● Records:
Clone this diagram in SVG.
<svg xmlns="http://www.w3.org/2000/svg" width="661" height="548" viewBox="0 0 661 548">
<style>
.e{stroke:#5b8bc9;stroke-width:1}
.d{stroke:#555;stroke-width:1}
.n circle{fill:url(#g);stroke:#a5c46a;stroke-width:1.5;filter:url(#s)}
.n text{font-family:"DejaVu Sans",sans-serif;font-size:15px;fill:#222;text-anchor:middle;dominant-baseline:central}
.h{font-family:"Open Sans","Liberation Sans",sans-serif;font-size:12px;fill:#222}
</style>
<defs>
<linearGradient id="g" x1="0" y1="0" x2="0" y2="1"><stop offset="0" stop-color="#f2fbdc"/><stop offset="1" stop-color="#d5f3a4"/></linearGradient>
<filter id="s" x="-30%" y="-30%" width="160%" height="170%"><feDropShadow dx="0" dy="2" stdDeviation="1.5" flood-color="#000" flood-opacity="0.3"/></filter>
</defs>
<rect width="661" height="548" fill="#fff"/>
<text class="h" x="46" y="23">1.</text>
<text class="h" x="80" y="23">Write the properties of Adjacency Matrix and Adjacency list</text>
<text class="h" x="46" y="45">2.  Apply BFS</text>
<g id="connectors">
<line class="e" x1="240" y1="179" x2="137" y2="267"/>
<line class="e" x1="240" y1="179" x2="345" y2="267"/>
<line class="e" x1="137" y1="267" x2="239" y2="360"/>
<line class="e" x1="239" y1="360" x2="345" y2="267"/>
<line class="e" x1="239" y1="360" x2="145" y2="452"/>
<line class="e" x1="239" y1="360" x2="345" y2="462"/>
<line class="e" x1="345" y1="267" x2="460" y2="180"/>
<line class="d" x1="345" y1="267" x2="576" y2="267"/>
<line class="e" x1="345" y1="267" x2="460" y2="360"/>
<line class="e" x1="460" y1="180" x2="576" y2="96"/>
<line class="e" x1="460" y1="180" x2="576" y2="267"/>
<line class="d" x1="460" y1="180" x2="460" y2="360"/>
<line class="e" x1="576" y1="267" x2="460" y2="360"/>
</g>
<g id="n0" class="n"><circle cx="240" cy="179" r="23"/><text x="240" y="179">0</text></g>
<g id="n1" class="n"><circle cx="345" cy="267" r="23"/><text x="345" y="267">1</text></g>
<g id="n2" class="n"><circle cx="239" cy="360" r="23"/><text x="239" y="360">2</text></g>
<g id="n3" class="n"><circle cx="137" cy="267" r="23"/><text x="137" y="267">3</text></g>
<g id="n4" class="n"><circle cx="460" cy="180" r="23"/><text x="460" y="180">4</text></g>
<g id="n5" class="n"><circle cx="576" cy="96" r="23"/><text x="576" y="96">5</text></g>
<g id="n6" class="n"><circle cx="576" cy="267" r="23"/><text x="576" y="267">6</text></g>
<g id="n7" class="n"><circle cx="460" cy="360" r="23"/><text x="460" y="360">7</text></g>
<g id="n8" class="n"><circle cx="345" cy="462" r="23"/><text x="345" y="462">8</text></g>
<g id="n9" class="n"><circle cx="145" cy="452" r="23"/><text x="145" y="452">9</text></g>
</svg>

...

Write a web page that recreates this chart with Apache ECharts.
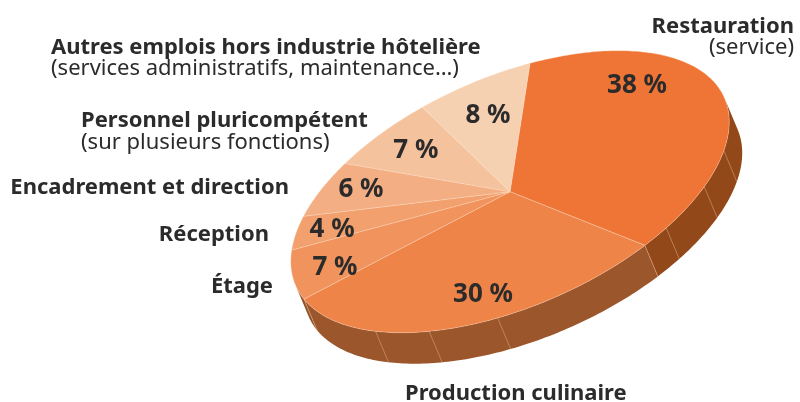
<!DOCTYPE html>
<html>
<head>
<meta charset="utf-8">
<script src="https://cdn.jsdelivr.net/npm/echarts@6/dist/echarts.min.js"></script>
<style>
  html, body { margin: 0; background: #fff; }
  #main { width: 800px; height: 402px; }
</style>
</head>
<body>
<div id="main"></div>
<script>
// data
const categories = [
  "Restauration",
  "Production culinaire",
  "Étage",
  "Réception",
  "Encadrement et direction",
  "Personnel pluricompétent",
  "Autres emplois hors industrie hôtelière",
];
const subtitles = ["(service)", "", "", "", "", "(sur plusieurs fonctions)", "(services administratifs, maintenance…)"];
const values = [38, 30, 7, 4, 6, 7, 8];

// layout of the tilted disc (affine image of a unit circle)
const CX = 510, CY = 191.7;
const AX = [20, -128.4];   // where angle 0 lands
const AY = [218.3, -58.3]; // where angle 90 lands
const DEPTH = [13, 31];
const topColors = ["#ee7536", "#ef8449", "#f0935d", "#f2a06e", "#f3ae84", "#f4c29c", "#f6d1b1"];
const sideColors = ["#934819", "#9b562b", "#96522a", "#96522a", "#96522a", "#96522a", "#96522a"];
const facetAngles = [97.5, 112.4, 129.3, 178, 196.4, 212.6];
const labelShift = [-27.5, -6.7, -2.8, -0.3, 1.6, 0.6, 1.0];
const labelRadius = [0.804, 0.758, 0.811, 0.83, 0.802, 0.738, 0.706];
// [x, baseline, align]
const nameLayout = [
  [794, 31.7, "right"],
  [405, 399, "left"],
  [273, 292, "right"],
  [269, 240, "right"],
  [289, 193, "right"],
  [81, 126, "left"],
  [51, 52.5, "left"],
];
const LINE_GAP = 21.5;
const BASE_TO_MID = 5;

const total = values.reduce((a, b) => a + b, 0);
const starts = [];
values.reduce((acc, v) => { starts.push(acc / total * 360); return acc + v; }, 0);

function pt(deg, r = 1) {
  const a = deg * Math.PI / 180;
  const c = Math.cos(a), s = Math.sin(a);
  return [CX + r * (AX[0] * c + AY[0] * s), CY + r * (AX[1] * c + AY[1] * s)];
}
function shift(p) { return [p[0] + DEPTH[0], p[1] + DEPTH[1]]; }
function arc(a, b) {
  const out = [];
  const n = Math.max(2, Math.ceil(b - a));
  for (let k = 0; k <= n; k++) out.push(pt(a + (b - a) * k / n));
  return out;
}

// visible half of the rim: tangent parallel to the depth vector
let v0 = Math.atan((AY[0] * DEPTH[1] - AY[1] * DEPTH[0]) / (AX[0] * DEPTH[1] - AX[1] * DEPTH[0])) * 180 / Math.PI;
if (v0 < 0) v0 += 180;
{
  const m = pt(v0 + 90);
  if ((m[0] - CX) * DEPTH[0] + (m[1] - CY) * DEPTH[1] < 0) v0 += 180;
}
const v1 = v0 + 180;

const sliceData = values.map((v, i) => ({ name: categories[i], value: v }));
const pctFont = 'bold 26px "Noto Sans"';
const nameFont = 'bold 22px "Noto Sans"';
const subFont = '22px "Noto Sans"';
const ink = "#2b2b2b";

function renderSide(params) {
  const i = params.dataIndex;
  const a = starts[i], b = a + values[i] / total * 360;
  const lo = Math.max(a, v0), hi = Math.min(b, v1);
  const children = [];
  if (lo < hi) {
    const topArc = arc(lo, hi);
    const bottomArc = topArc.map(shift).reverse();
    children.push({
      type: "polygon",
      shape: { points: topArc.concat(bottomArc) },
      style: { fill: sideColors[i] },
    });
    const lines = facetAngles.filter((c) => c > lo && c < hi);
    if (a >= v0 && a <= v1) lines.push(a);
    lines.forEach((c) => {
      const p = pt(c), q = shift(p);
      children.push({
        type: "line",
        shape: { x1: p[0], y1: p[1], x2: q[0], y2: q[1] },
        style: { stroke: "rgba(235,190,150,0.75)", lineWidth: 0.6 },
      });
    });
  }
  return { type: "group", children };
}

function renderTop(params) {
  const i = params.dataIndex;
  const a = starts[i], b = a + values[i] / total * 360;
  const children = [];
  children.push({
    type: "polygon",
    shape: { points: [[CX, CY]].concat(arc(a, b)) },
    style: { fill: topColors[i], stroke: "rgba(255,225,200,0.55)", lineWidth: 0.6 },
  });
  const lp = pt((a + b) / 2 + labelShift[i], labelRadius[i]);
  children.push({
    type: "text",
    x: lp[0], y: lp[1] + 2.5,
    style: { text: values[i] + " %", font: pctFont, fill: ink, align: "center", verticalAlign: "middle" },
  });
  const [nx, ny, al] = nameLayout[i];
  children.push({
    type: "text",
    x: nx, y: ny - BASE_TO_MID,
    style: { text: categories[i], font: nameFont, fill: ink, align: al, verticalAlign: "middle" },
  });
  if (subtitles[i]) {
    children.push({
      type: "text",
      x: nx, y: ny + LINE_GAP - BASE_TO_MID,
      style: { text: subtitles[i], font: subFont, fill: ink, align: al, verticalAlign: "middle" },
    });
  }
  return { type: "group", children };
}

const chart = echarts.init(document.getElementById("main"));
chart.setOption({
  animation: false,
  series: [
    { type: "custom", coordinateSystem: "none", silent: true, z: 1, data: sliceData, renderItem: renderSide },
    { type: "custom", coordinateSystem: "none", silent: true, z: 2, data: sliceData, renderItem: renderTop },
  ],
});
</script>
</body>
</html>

● Work to do:
Show every line of the listing in which the string "Write" can be found.

● Task response:
<text class="h" x="80" y="23">Write the properties of Adjacency Matrix and Adjacency list</text>
Write a web page that recreates this chart with Apache ECharts.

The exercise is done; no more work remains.